I’ve observed a number of discussions taking place on social media this week regarding favorite choral pieces by African-American composers. I thought that would be a great idea for a post, where I could share more than just one or two titles. These are all pieces I have sung or conducted that have made an impression on me.
I first learned about Nathan Carter and his work at when I stumbled onto a few YouTube videos. Dr. Carter was choral director at Morgan State University, a predominantly African-American institution in Baltimore, for more than three decades, until his death in 1968. Even from those grainy clips, it’s obvious Dr. Carter was a consummate musician and inspiring educator. He was also a fine composer and arranger in his own right.
I think this piece is simply a perfect setting of the Psalm text. Beautiful, striking, understated. Also check out his setting of Psalm 150.
Abide With Me
arr. Moses Hogan
Moses Hogan likely needs no introduction, so I will leave you to enjoy one of his most piercingly beautiful works.
O Praise the Lord
A New Jersey native, nephew of jazz musician King Oliver, and one-time Paul Hindemith student, Ulysses Kay composed in a neoclassical style. Known mainly for his orchestral and choral compositions, Kay also wrote five operas. He spent the bulk of his career on faculty at Lehman College at the City University of New York.
Angular and unsettled, O Praise the Lord offers a piercing take on the Psalm 117 text. It’s a shame that his music isn’t more widely performed, but I’m heartened to find a growing number of recordings of Kay’s music.
I Will Lift up Mine Eyes
You never know where you might find a real gem. I spent six years teaching elementary music in the public school system. One day when I was under the weather and beginning to lose my voice, I went looking for a video that could fill a few minutes of at the end of each class period. I found an episode of Reading Rainbow featuring the now-defunct Boys Choir of Harlem. They kept showing these short clips of the choir rehearsing an amazing piece. After rewinding and listening a few times with the volume all the way up (much to the chagrin of my 3rd grade class) I heard the phrase “Surely goodness and mercy shall follow me.”
Okay, so, Psalm 23.
Well, after a long afternoon of googling, I managed to figure it out. It turns out I was listening to the last of a three movement cantata by Adolphus Hailstork. Hailstork is legit, having studied composition with David Diamond, Vittorio Giannini, and the great Nadia Boulanger.
In I Will Lift up Mine Eyes, Hailstork masterfully incorporates a gospel idiom into a classical style. The result is a gripping piece of music.
You good folks know this one already, I’m sure, but it didn’t feel right to not include it in this list.
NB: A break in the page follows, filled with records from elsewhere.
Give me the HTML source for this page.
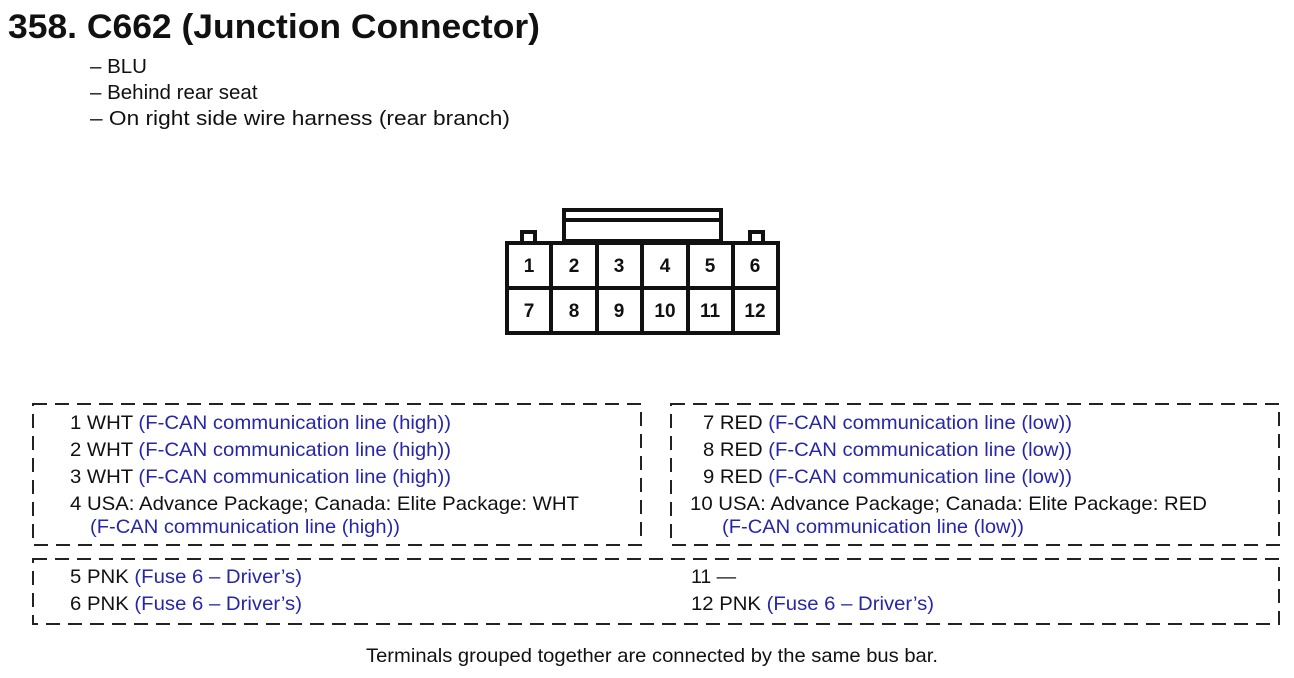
<!DOCTYPE html>
<html><head><meta charset="utf-8"><style>
html,body{margin:0;padding:0;background:#fff;}
svg{display:block;font-family:"Liberation Sans",Arial,sans-serif;}
.t{font-size:19.5px;fill:#111;}
.b{fill:#2626a8;}
</style></head><body>
<svg width="1294" height="678" viewBox="0 0 1294 678" xmlns="http://www.w3.org/2000/svg">
<text x="8" y="38" font-size="34" font-weight="bold" fill="#111" textLength="532" lengthAdjust="spacingAndGlyphs">358. C662 (Junction Connector)</text>
<text x="90" y="73" font-size="20.5" fill="#111">– BLU</text>
<text x="90" y="99" font-size="20.5" fill="#111">– Behind rear seat</text>
<text x="90" y="125" font-size="20.5" fill="#111" textLength="420" lengthAdjust="spacingAndGlyphs">– On right side wire harness (rear branch)</text>

<g fill="none" stroke="#111" stroke-width="4">
<rect x="564" y="210" width="157" height="31"/>
<line x1="564" y1="220" x2="721" y2="220"/>
<path d="M507 243 H522 V232 H535 V243 M750 243 V232 H763 V243 H778"/>
<rect x="507" y="243" width="271" height="90"/>
<line x1="507" y1="288" x2="778" y2="288"/>
<line x1="551" y1="243" x2="551" y2="333"/>
<line x1="597" y1="243" x2="597" y2="333"/>
<line x1="642" y1="243" x2="642" y2="333"/>
<line x1="688" y1="243" x2="688" y2="333"/>
<line x1="733" y1="243" x2="733" y2="333"/>
</g>
<g font-size="19" font-weight="bold" fill="#111" text-anchor="middle">
<text x="529" y="272">1</text><text x="574" y="272">2</text><text x="619" y="272">3</text><text x="665" y="272">4</text><text x="710" y="272">5</text><text x="755" y="272">6</text>
<text x="529" y="317">7</text><text x="574" y="317">8</text><text x="619" y="317">9</text><text x="665" y="317">10</text><text x="710" y="317">11</text><text x="755" y="317">12</text>
</g>

<g fill="none" stroke="#222" stroke-width="2" stroke-dasharray="14 8">
<rect x="33" y="404" width="608" height="141"/>
<rect x="671" y="404" width="608" height="141"/>
<rect x="33" y="559" width="1246" height="65"/>
</g>

<g class="t">
<text x="70" y="429" textLength="381" lengthAdjust="spacingAndGlyphs">1 WHT <tspan class="b">(F-CAN communication line (high))</tspan></text>
<text x="70" y="456" textLength="381" lengthAdjust="spacingAndGlyphs">2 WHT <tspan class="b">(F-CAN communication line (high))</tspan></text>
<text x="70" y="483" textLength="381" lengthAdjust="spacingAndGlyphs">3 WHT <tspan class="b">(F-CAN communication line (high))</tspan></text>
<text x="70" y="510" textLength="509" lengthAdjust="spacingAndGlyphs">4 USA: Advance Package; Canada: Elite Package: WHT</text>
<text x="90" y="533" class="b" textLength="310" lengthAdjust="spacingAndGlyphs">(F-CAN communication line (high))</text>

<text x="703" y="429" textLength="369" lengthAdjust="spacingAndGlyphs">7 RED <tspan class="b">(F-CAN communication line (low))</tspan></text>
<text x="703" y="456" textLength="369" lengthAdjust="spacingAndGlyphs">8 RED <tspan class="b">(F-CAN communication line (low))</tspan></text>
<text x="703" y="483" textLength="369" lengthAdjust="spacingAndGlyphs">9 RED <tspan class="b">(F-CAN communication line (low))</tspan></text>
<text x="690" y="510" textLength="517" lengthAdjust="spacingAndGlyphs">10 USA: Advance Package; Canada: Elite Package: RED</text>
<text x="722" y="533" class="b" textLength="302" lengthAdjust="spacingAndGlyphs">(F-CAN communication line (low))</text>

<text x="70" y="583" textLength="232" lengthAdjust="spacingAndGlyphs">5 PNK <tspan class="b">(Fuse 6 – Driver’s)</tspan></text>
<text x="70" y="610" textLength="232" lengthAdjust="spacingAndGlyphs">6 PNK <tspan class="b">(Fuse 6 – Driver’s)</tspan></text>
<text x="691" y="583">11 —</text>
<text x="691" y="610" textLength="243" lengthAdjust="spacingAndGlyphs">12 PNK <tspan class="b">(Fuse 6 – Driver’s)</tspan></text>

<text x="366" y="662" textLength="572" lengthAdjust="spacingAndGlyphs">Terminals grouped together are connected by the same bus bar.</text>
</g>
</svg>
</body></html>
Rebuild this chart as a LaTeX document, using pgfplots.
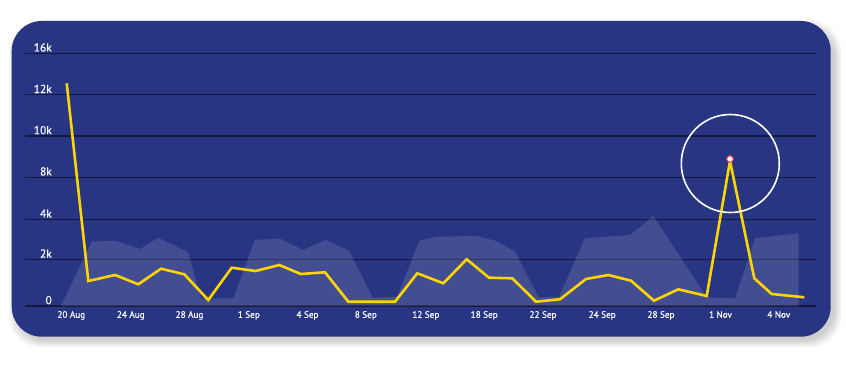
\documentclass[border=0pt]{standalone}
\usepackage{pgfplots}
\pgfplotsset{compat=1.18}
\usepackage{fontspec}
\setmainfont{PT Sans}
\newfontfamily\labfont[FakeBold=0.5]{PT Sans}
\definecolor{panel}{HTML}{283582}
\definecolor{gridc}{HTML}{14183F}
\definecolor{lineyel}{HTML}{FFD500}
\definecolor{markred}{HTML}{E8385A}
\begin{document}
\begin{tikzpicture}[x=1pt,y=1pt]
\fill[white] (0,0) rectangle (846,365);
\foreach \i in {1,...,8} {
  \fill[black, opacity=0.022, rounded corners=32pt] ({11.7-\i+5},{28.3-\i-3}) rectangle ({830.7+\i+3},{344+\i-7});
}
\fill[panel, rounded corners=30pt] (11.7,28.3) rectangle (830.7,344);
\begin{axis}[
  at={(25pt,59pt)}, anchor=south west,
  scale only axis, width=791pt, height=252.7pt,
  xmin=25, xmax=816, ymin=0, ymax=252.7,
  clip=false,
  axis line style={draw=none},
  major tick length=0pt,
  ymajorgrids,
  grid style={gridc, line width=1.4pt},
  ytick={0,46.7,86.7,128.7,170,211.3,252.7},
  yticklabels={0,2k,4k,8k,10k,12k,16k},
  xtick={71.3,130.8,189.5,248.8,307.5,365.8,425.8,484.2,543,602.2,661,720.5,778.8},
  xticklabels={20 Aug,24 Aug,28 Aug,1 Sep,4 Sep,8 Sep,12 Sep,18 Sep,22 Sep,24 Sep,28 Sep,1 Nov,4 Nov},
  yticklabel style={anchor=south east, inner sep=0pt, xshift=27pt, yshift=1.5pt, font=\labfont\fontsize{11.5}{12}\selectfont, text=white},
  xticklabel style={anchor=north, inner sep=0pt, yshift=-5pt, font=\labfont\fontsize{9.2}{10}\selectfont, text=white},
]
\addplot[draw=none, fill=white, fill opacity=0.125] coordinates {
(61,0) (91.7,64.3) (115,65.3) (140,57) (158.3,68.3) (188.3,53.7) (201,7.7) (233.3,7.7)
(255,66) (279.3,67.7) (303.3,56) (325.7,66) (349,55.3) (372.7,8.3) (397.3,9.3)
(419.3,65.3) (436.7,69.3) (476.7,70) (495,65.3) (515,54.3) (538.7,8.7) (559,9.3)
(585,67.7) (630,71) (653.3,90) (706.7,8.7) (735,7.7) (755,67.7) (798.7,72.7) (798.7,0)
} -- cycle;
\addplot[lineyel, line width=2.6pt, line join=miter] coordinates {
(66.7,222.7) (88.3,25) (115,31) (138.3,21.7) (161,37.3) (184.3,31.7) (208.3,6)
(231.7,38.3) (255.7,35) (279.3,41) (300.7,32) (325,33.7) (348.3,4.3) (371.7,4.3)
(395,4.3) (417.3,32.7) (443.3,22.7) (466.7,46.7) (489,28.3) (512.3,27.7) (536,4.3)
(560,6.7) (586,27) (608.3,31) (631,25.3) (654,5.3) (678.3,16.7) (706.7,10)
(730,145) (754.3,27.7) (771.7,12) (804.3,8.7)
};
\addplot[only marks, mark=o, mark size=49pt, draw=white, line width=1.6pt] coordinates {(730.3,142.5)};
\addplot[only marks, mark=*, mark size=3.3pt, draw=markred, fill=white, line width=1pt] coordinates {(730,147)};
\end{axis}
\end{tikzpicture}
\end{document}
My favorite movement is the Agnus Dei.
Ain’ -A That Good News
William L. Dawson
This piece is representative of the sub-genre of African-American spirituals arranged by the likes of Dawson, Burleigh, and others. This recording is conducted by the arranger, so it’s a primary source for how this stuff shall sound. Stunning!
Listen to the Lambs
R. Nathaniel Dett
This is probably my all-time favorite. It just leaves me speechless. Listen!